Jonathan Shieber: Other companies were apparently approached about building this thing and declined because the time frame was too tight and the projected contract too small to do a good job. It’s fine to try and improve efficiency, but you can’t nickel-and-dime democracy. If you want properly functioning tools you have to pay for them, and that’s something that should actually be handled by the federal government in a functioning society. There should be real funding provided by the FEC for this.

Devin Coldewey: States have authority over voting methods, though. That’s a problem for a centralized system.

Jonathan Shieber: Paper ballots for everyone. Accountable and transparent.

Devin Coldewey: It’s hard to say whether this was primarily a technical failure, a regulatory failure, a private business failure, a local government failure or what. It seems to be a bit of all of them. So it’s hard to know where to start fixing it.

Brian Heater: For starters, be upfront about the tools you’re using well ahead of the event. Let the press and public dig around. Something this important needs to be vetted, both in terms of technological limitations and the people who are involved. There’s already (I think understandably) concern that the DNC is lining up against non-establishment candidates. This is only going to add fuel to that fire.

Devin Coldewey: The lack of transparency on the origin and execution of this is pretty ridiculous.

Brian Heater: It boggles the mind that after what happened in 2016, all of these bodies aren’t more transparent. But here we are again.

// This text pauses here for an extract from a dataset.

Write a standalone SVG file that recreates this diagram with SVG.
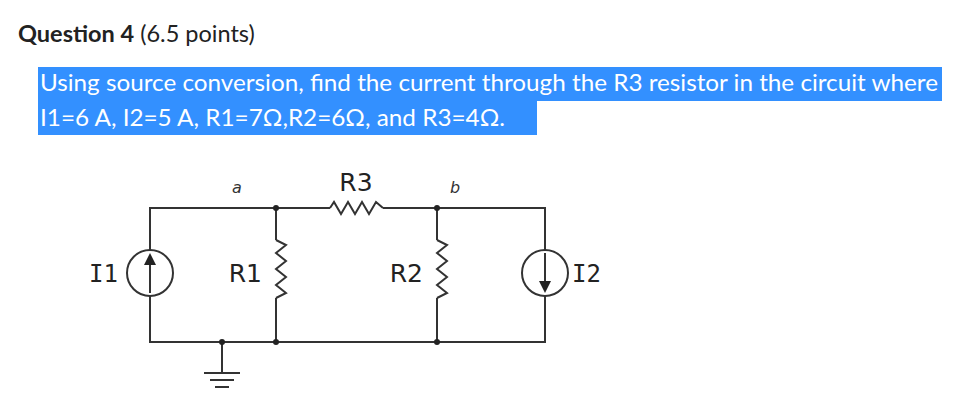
<svg xmlns="http://www.w3.org/2000/svg" width="980" height="403" viewBox="0 0 980 403">
<style>
.w{fill:none;stroke:#333;stroke-width:2}
.lbl{font-family:"DejaVu Sans",sans-serif;font-size:25px;fill:#222}
.mono{font-family:"DejaVu Sans Mono",monospace;font-size:24px;fill:#222}
.q{font-family:Lato,"Liberation Sans",sans-serif;font-size:23.5px}
</style>
<rect width="980" height="403" fill="#fff"/>
<text x="18" y="42" class="q" fill="#222"><tspan font-weight="bold">Question 4</tspan> (6.5 points)</text>
<rect x="38" y="67" width="904" height="34" fill="#3390ff"/>
<rect x="38" y="100" width="499" height="35" fill="#3390ff"/>
<text x="40" y="91" class="q" fill="#fff" textLength="898" lengthAdjust="spacingAndGlyphs">Using source conversion, find the current through the R3 resistor in the circuit where</text>
<text x="40" y="126" class="q" fill="#fff" textLength="465" lengthAdjust="spacingAndGlyphs">I1=6 A, I2=5 A, R1=7Ω,R2=6Ω, and R3=4Ω.</text>
<g id="connectors">
<path class="w" d="M150,250V208H330M383,208H545V250M150,296V342H545V296M276,208V240M276,298V342M437,208V240M437,298V342M222,342V373"/>
</g>
<g id="R3"><path class="w" d="M330,208l4,-6l7,12l7,-12l7,12l7,-12l7,12l7,-12l7,6"/><text x="356" y="191" class="lbl" text-anchor="middle">R3</text></g>
<g id="R1"><path class="w" d="M276,240l10,5l-10,8l10,8l-10,8l10,8l-10,8l10,8l-10,5"/><text x="262" y="282" class="lbl" text-anchor="end">R1</text></g>
<g id="R2"><path class="w" d="M437,240l10,5l-10,8l10,8l-10,8l10,8l-10,8l10,8l-10,5"/><text x="423" y="282" class="lbl" text-anchor="end">R2</text></g>
<g id="I1"><circle class="w" cx="150" cy="273" r="23"/><path class="w" d="M150,293V262"/><path d="M144,265L150,253L156,265Z" fill="#222"/><text x="89" y="282" class="mono">I1</text></g>
<g id="I2"><circle class="w" cx="545" cy="273" r="23"/><path class="w" d="M545,253V284"/><path d="M539,281L545,293L551,281Z" fill="#222"/><text x="572" y="282" class="mono">I2</text></g>
<g id="a"><circle cx="276" cy="208" r="3" fill="#222"/><text x="232" y="193" font-family="DejaVu Sans" font-style="italic" font-size="16" fill="#333">a</text></g>
<g id="b"><circle cx="437" cy="208" r="3" fill="#222"/><text x="450" y="193" font-family="DejaVu Sans" font-style="italic" font-size="16" fill="#333">b</text></g>
<circle cx="276" cy="342" r="3" fill="#222"/><circle cx="437" cy="342" r="3" fill="#222"/>
<g id="gnd"><circle cx="222" cy="342" r="3" fill="#222"/><path class="w" d="M204,373H240M210,380H234M215,387H229"/></g>
</svg>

Zack Whittaker: The experts I’ve spoken to — app testers and security folk — say this app wasn’t even necessary. It was to speed things up, and of course it was going to crap out at the worst possible time because there’s no evidence to show the app was tested to the degree it should’ve been. The secrecy around this app was unnecessary and led to concerns and confusion ahead of the caucus. One expert told me that nothing more than a shared Google spreadsheet was needed for this — and yet the decision to push ahead with this app defies belief.

Ingrid Lunden: If you look at what Shadow builds, it’s a lot of analytics underneath the ‘engagement’ layer (which in this case was a voting app). Given how badly the Dems played the data game in 2016 — where they seemed to completely misread what was going on, where they should campaign, etc. while the Republicans not only captured that, but did so in large part through data — I wouldn’t be surprised if data was the carrot that was dangled in front of whoever made the choice to try such an app. Do the process faster, come away with “actionable insights” to help with campaigning for the rest of the race. Ugh.

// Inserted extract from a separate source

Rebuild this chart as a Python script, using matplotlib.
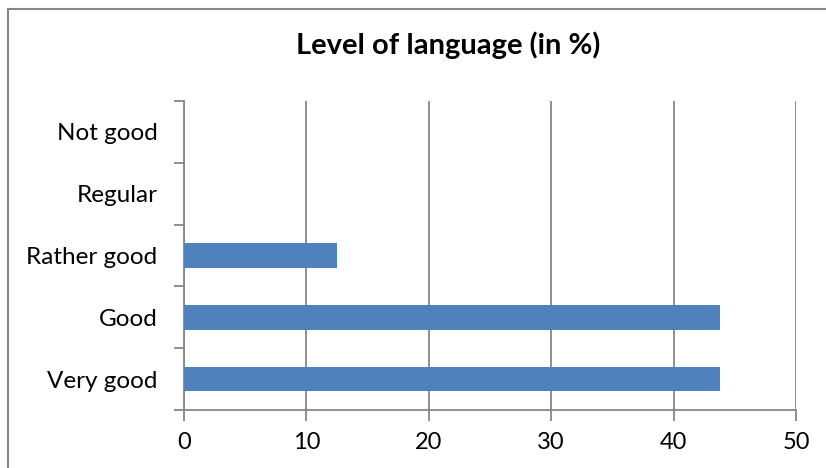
import matplotlib.pyplot as plt
from matplotlib.patches import Rectangle
import numpy as np

# data
categories = ["Very good", "Good", "Rather good", "Regular", "Not good"]
values = [43.75, 43.75, 12.5, 0, 0]
xticks = [0, 10, 20, 30, 40, 50]

plt.rcParams['font.family'] = ['Lato', 'DejaVu Sans']

W, H = 826, 468
fig = plt.figure(figsize=(W / 100, H / 100), dpi=100)

# axes area in pixels: x 184..796, y 101..410
left, right, top, bottom = 184, 796, 101, 410
ax = fig.add_axes([left / W, 1 - bottom / H, (right - left) / W, (bottom - top) / H])

grey = '#868686'
y = np.arange(len(categories))
ax.barh(y, values, height=0.4, color='#4F81BD', zorder=3)

ax.set_xlim(0, 50)
ax.set_ylim(-0.5, len(categories) - 0.5)
ax.set_xticks(xticks)
ax.set_xticklabels([str(t) for t in xticks], fontsize=17)
ax.xaxis.grid(True, color=grey, linewidth=1.3, zorder=0)

# category labels centred, tick marks between categories (Excel style)
ax.set_yticks(y)
ax.set_yticklabels(categories, fontsize=17.5)
ax.tick_params(axis='y', length=0, pad=19)
ax.set_yticks(np.arange(-0.5, len(categories)), minor=True)
ax.tick_params(axis='y', which='minor', length=7, width=1.3, color=grey, direction='out')
ax.tick_params(axis='x', length=8, width=1.3, color=grey, direction='out', pad=8)

for side in ['top', 'right']:
    ax.spines[side].set_visible(False)
for side in ['left', 'bottom']:
    ax.spines[side].set_color(grey)
    ax.spines[side].set_linewidth(1.3)

fig.text(448 / W, 1 - 45 / H, "Level of language (in %)", ha='center', va='center',
         fontsize=21, fontweight='bold')

# outer chart frame (only left and top edges fall inside the image)
fig.patches.append(Rectangle((8 / W, -0.1), 1.2, 1 - 9 / H + 0.1, transform=fig.transFigure,
                             fill=False, edgecolor=grey, linewidth=1.5))

fig.savefig('out.png', dpi=100)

Devin Coldewey: A lot of bureaucracy is unnecessary, though. I’m not opposed to a mobile-first approach to tabulating votes… if it works better than existing methods. Maybe people don’t like Google Docs. The problem to me was the process of creation. It seems to have been both poorly and clandestinely done. Shouldn’t transparency be the first requirement and quality follows naturally?

Brian Heater: I don’t see a fully digital platform being viable in the near term. With all that happened in 2016 — between talk of Russian hacks and DNC collusion — there’s going to be a fundamental mistrust among the electorate. I think it will continue to be important to maintain a paper trail even once these fully addressable and avoidable kinks are worked out.

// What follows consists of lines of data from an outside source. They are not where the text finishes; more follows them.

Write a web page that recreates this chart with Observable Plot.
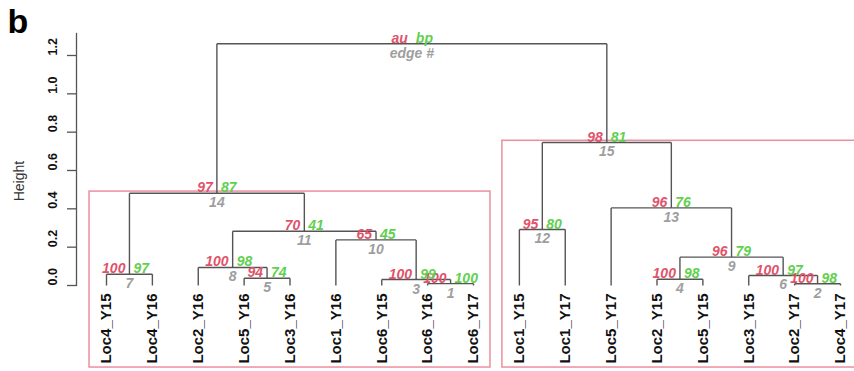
<!DOCTYPE html>
<html>
<head>
<meta charset="utf-8">
<script src="https://cdn.jsdelivr.net/npm/d3@7"></script>
<script src="https://cdn.jsdelivr.net/npm/@observablehq/plot@0.6"></script>
<style>
  html, body { margin: 0; padding: 0; background: #fff; }
  #chart svg { display: block; }
</style>
</head>
<body>
<div id="chart"></div>
<script>
// Leaves in dendrogram order
const leaves = ["Loc4_Y15","Loc4_Y16","Loc2_Y16","Loc5_Y16","Loc3_Y16","Loc1_Y16","Loc6_Y15","Loc6_Y16","Loc6_Y17",
                "Loc1_Y15","Loc1_Y17","Loc5_Y17","Loc2_Y15","Loc5_Y15","Loc3_Y15","Loc2_Y17","Loc4_Y17"];

// Merge steps (edge numbers 1..16); a number refers to an earlier edge
const mergeA = ["Loc6_Y16","Loc2_Y17","Loc6_Y15","Loc2_Y15","Loc5_Y16","Loc3_Y15","Loc4_Y15","Loc2_Y16",4,"Loc1_Y16",8,"Loc1_Y15","Loc5_Y17",7,12,14];
const mergeB = ["Loc6_Y17","Loc4_Y17",1,"Loc5_Y15","Loc3_Y16",2,"Loc4_Y16",5,6,3,10,"Loc1_Y17",9,11,13,15];
const heights = [0.010,0.009,0.031,0.033,0.038,0.052,0.059,0.094,0.148,0.238,0.283,0.292,0.405,0.481,0.746,1.261];

// Approximately unbiased and bootstrap probabilities (%) for edges 1..15
const au = [100,100,100,100,94,100,100,100,96,65,70,95,96,97,98];
const bp = [100,98,99,98,74,97,97,98,79,45,41,80,76,87,81];

const yTicks = [0, 0.2, 0.4, 0.6, 0.8, 1.0, 1.2];
const legendWords = ["au", "bp", "edge #"];

// pvrect settings
const alpha = 95;
const yFloor = -0.437;   // lower limit of the plotting region (height units)
const yCeil = 1.315;
const boxPadX = 0.37;
const boxPadY = 0.009;

const colAU = "#DF536B", colBP = "#61D04F", colEdge = "#9E9E9E";
const font = "'Liberation Sans', Arial, Helvetica, sans-serif";

// Build node positions
const nodes = [];
const ref = r => typeof r === "number" ? nodes[r - 1] : {x: leaves.indexOf(r), h: 0, members: [leaves.indexOf(r)]};
heights.forEach((h, i) => {
  const a = ref(mergeA[i]), b = ref(mergeB[i]);
  nodes.push({edge: i + 1, a, b, x: (a.x + b.x) / 2, h, members: [...a.members, ...b.members],
              au: au[i], bp: bp[i]});
});
const root = nodes[nodes.length - 1];
const inner = nodes.slice(0, -1);

// Dendrogram segments
const segs = [];
for (const n of nodes) {
  segs.push({x1: n.a.x, x2: n.b.x, y1: n.h, y2: n.h});
  segs.push({x1: n.a.x, x2: n.a.x, y1: n.a.h, y2: n.h});
  segs.push({x1: n.b.x, x2: n.b.x, y1: n.b.h, y2: n.h});
}

// Boxes around the largest clusters with au >= alpha
const boxes = [];
const covered = new Set();
for (let i = inner.length - 1; i >= 0; i--) {
  const n = inner[i];
  if (n.au >= alpha && !n.members.some(m => covered.has(m))) {
    n.members.forEach(m => covered.add(m));
    boxes.push({x1: d3.min(n.members) - boxPadX, x2: d3.max(n.members) + boxPadX,
                y1: yFloor + boxPadY, y2: n.h + boxPadY});
  }
}

const lbl = {fontFamily: font, fontSize: 14, fontWeight: "bold", fontStyle: "italic"};

const chart = Plot.plot({
  width: 854,
  height: 371,
  marginLeft: 76,
  marginRight: 0,
  marginTop: 33,
  marginBottom: 86,
  style: {background: "#fff", fontFamily: font, overflow: "visible"},
  x: {domain: [0, leaves.length - 1], range: [106, 840], axis: null},
  y: {domain: [0, 1.2], range: [285, 55], axis: null},
  marks: [
    // y axis
    Plot.frame({anchor: "left", stroke: "#555", strokeWidth: 1.3}),
    Plot.axisY({ticks: yTicks, tickSize: 9, tickFormat: () => "", label: null, stroke: "#555", strokeWidth: 1.3}),
    Plot.text(yTicks, {y: d => d, text: d => d.toFixed(1), frameAnchor: "left", dx: -24, rotate: -90,
                       fontSize: 12.5, fontWeight: "bold", fill: "#111"}),
    Plot.text(["Height"], {y: () => (yFloor + yCeil) / 2, frameAnchor: "left", dx: -57, rotate: -90,
                           fontSize: 14, fill: "#333"}),
    // panel letter
    Plot.text(["b"], {frameAnchor: "top-left", dx: -69, dy: -25, fontSize: 34, fontWeight: "bold", fill: "#000"}),
    // pvrect boxes
    Plot.rect(boxes, {x1: "x1", x2: "x2", y1: "y1", y2: "y2", fill: "none", stroke: colAU,
                      strokeOpacity: 0.65, strokeWidth: 1.5}),
    // tree
    Plot.link(segs, {x1: "x1", y1: "y1", x2: "x2", y2: "y2", stroke: "#555", strokeWidth: 1.4}),
    // leaf labels
    Plot.text(leaves, {x: (d, i) => i, y: () => 0, rotate: -90, textAnchor: "end", dy: 8,
                       fontSize: 15, fontWeight: "bold", fill: "#111"}),
    // edge labels
    Plot.text(inner, {x: "x", y: "h", text: "au", textAnchor: "end", lineAnchor: "bottom", dx: -4, dy: -1,
                      fill: colAU, ...lbl}),
    Plot.text(inner, {x: "x", y: "h", text: "bp", textAnchor: "start", lineAnchor: "bottom", dx: 4, dy: -1,
                      fill: colBP, ...lbl}),
    Plot.text(inner, {x: "x", y: "h", text: "edge", textAnchor: "middle", lineAnchor: "top", dy: 4,
                      fill: colEdge, ...lbl}),
    // legend at the root
    Plot.text([root], {x: "x", y: "h", text: () => legendWords[0], textAnchor: "end", lineAnchor: "bottom",
                       dx: -4, dy: -1, fill: colAU, ...lbl}),
    Plot.text([root], {x: "x", y: "h", text: () => legendWords[1], textAnchor: "start", lineAnchor: "bottom",
                       dx: 4, dy: -1, fill: colBP, ...lbl}),
    Plot.text([root], {x: "x", y: "h", text: () => legendWords[2], textAnchor: "middle", lineAnchor: "top",
                       dy: 4, fill: colEdge, ...lbl})
  ]
});
document.getElementById("chart").appendChild(chart);
</script>
</body>
</html>
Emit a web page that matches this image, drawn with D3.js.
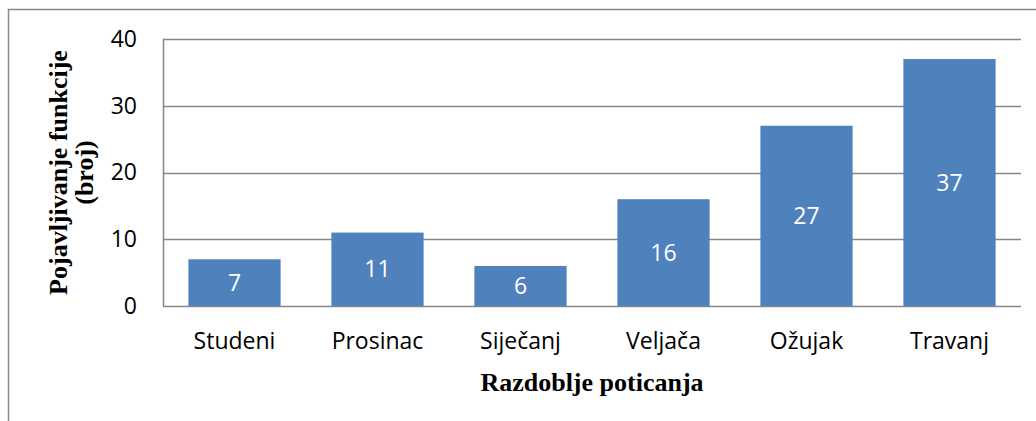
<!DOCTYPE html>
<html>
<head>
<meta charset="utf-8">
<script src="https://cdn.jsdelivr.net/npm/d3@7"></script>
<style>
  html, body { margin: 0; padding: 0; background: #fff; }
  svg { display: block; }
</style>
</head>
<body>
<div id="chart"></div>
<script>
// ── Data ─────────────────────────────────────────────────────
const MONTHS = ['Studeni', 'Prosinac', 'Siječanj', 'Veljača', 'Ožujak', 'Travanj'];
const COUNTS = [7, 11, 6, 16, 27, 37];
const Y_TICKS = [0, 10, 20, 30, 40];

const X_TITLE = 'Razdoblje poticanja';
const Y_TITLE = ['Pojavljivanje funkcije', '(broj)'];

// ── Layout ───────────────────────────────────────────────────
const width = 1036, height = 421;
const margin = { top: 39, right: 15, bottom: 115, left: 163 };
const innerW = width - margin.left - margin.right;
const innerH = height - margin.top - margin.bottom;

const BAR_COLOR  = '#4f81bd';
const GRID_COLOR = '#878787';
const SANS  = '"Open Sans", Lato, sans-serif';
const SERIF = '"Liberation Serif", "DejaVu Serif", serif';
const SANS_SIZE = 23;

const svg = d3.select('#chart')
  .append('svg')
  .attr('width', width)
  .attr('height', height);

// outer chart frame (runs past the right and bottom edges)
svg.append('rect')
  .attr('x', 8.5).attr('y', 9.5)
  .attr('width', 1040).attr('height', 430)
  .attr('fill', 'none')
  .attr('stroke', GRID_COLOR)
  .attr('stroke-width', 1.5);

const g = svg.append('g')
  .attr('transform', `translate(${margin.left},${margin.top})`);

const x = d3.scaleBand()
  .domain(MONTHS)
  .range([0, innerW])
  .paddingInner(0.355)
  .paddingOuter(0.1775);

const y = d3.scaleLinear()
  .domain([0, 40])
  .range([innerH, 0]);

// ── Gridlines ────────────────────────────────────────────────
g.append('g')
  .selectAll('line')
  .data(Y_TICKS)
  .join('line')
  .attr('x1', 0).attr('x2', innerW)
  .attr('y1', d => Math.round(y(d)) + 0.5)
  .attr('y2', d => Math.round(y(d)) + 0.5)
  .attr('stroke', GRID_COLOR)
  .attr('stroke-width', 1.5);

// vertical axis line
g.append('line')
  .attr('x1', 0.5).attr('x2', 0.5)
  .attr('y1', 0).attr('y2', innerH)
  .attr('stroke', GRID_COLOR)
  .attr('stroke-width', 1.5);

// ── Y axis labels ────────────────────────────────────────────
const yAxis = g.append('g')
  .call(d3.axisLeft(y).tickValues(Y_TICKS).tickSize(0).tickPadding(26));
yAxis.select('.domain').remove();
yAxis.selectAll('text')
  .attr('font-family', SANS)
  .attr('font-size', SANS_SIZE)
  .attr('fill', '#000');

// ── X axis labels ────────────────────────────────────────────
const xAxis = g.append('g')
  .attr('transform', `translate(0,${innerH})`)
  .call(d3.axisBottom(x).tickSize(0));
xAxis.select('.domain').remove();
xAxis.selectAll('text')
  .attr('y', 35)
  .attr('dy', '0.35em')
  .attr('font-family', SANS)
  .attr('font-size', SANS_SIZE)
  .attr('fill', '#000');

// ── Bars ─────────────────────────────────────────────────────
const data = MONTHS.map((m, i) => ({ month: m, value: COUNTS[i] }));

g.append('g')
  .selectAll('rect')
  .data(data)
  .join('rect')
  .attr('x', d => x(d.month))
  .attr('y', d => y(d.value))
  .attr('width', x.bandwidth())
  .attr('height', d => innerH - y(d.value))
  .attr('fill', BAR_COLOR);

g.append('g')
  .selectAll('text')
  .data(data)
  .join('text')
  .attr('x', d => x(d.month) + x.bandwidth() / 2)
  .attr('y', d => (y(d.value) + innerH) / 2)
  .attr('dy', '0.35em')
  .attr('text-anchor', 'middle')
  .attr('font-family', SANS)
  .attr('font-size', SANS_SIZE)
  .attr('fill', '#fff')
  .text(d => d.value);

// ── Axis titles ──────────────────────────────────────────────
svg.append('text')
  .attr('x', margin.left + innerW / 2)
  .attr('y', 382)
  .attr('dy', '0.35em')
  .attr('text-anchor', 'middle')
  .attr('font-family', SERIF)
  .attr('font-weight', 'bold')
  .attr('font-size', 26)
  .text(X_TITLE);

const yTitle = svg.append('text')
  .attr('transform', `translate(58,${margin.top + innerH / 2}) rotate(-90)`)
  .attr('text-anchor', 'middle')
  .attr('font-family', SERIF)
  .attr('font-weight', 'bold')
  .attr('font-size', 26);

yTitle.selectAll('tspan')
  .data(Y_TITLE)
  .join('tspan')
  .attr('x', 0)
  .attr('dy', (d, i) => i === 0 ? '0.35em' : 26)
  .text(d => d);
</script>
</body>
</html>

Devin Coldewey: That’s fair, but the fact is we already have weird, non-secure, privately developed digital voting systems that barely function being used in elections across the country (though they do sometimes offer paper trails). It seems more doable to obsolete these technologies than to abandon the entire enterprise.

An election trainer demonstrates the difficulty of casting a write-in vote on the E-Slate electronic voting machines used in many Texas counties for the November election. (Photo by Robert Daemmrich Photography Inc/Corbis via Getty Images)

Brian Heater: As someone who votes at a public school in Queens, I’m wholly familiar with the problems of antiquated hardware. Updates need to be made and the technology certainly exists, but we’re not going to get there by doing all of this behind the scenes.

Devin Coldewey: So, “the only safe election is a low-tech election,” as the NYT puts it? Because that system has proven easy to disrupt, too, with simple methods like voter suppression and gerrymandering.

Zack Whittaker: Yes, absolutely.

Brian Heater: At a bare minimum, receipts are required.

Zack Whittaker: Paper all the way. Look at Europe, it’s slow and steady. The results come out when they come out. Instead, the U.S. prioritizes speed over accuracy. There absolutely has to be a paper trail. Electronic voting machines without a paper audit trail are not safe — not even close.

Ingrid Lunden: This is pretty circular logic you have here. Technology doesn’t work because this didn’t work, doesn’t work (sorry) as an argument. For starters, there is already a ton of technology in even paper-based elections. Consider, for starters, people voting absentee by email in some places. This was a clear example of amateur hour, but I’m not sure this will be the last time you see something like this tried out and it will eventually work.

Devin Coldewey: Natasha [Lomas] also pointed out to me that in Spain there is a public-private voting tech partnership that’s both fast and effective. In that case, where can technology benefit the current systems? Better voting machines running verifiable, open-source code perhaps?

Zack Whittaker: Absolutely. there has to be verifiable root-of-trust in the hardware, open-source designs and specifications — including open-source software — with a verifiable audit trail from a paper printer. the beauty of open source is that bugs can be found and fixed easier and all it does is improve trust in what is already a process suffering in a lack of trust. The technology exists today. It’s mostly just a case of assembling the right bits of tech in the right place and making sure shit stays up to date. But honestly, I don’t think “more tech” is the answer here. Less tech works. It has worked for hundreds of years. And paper is the most reliable backup we use when things go wrong — like this time.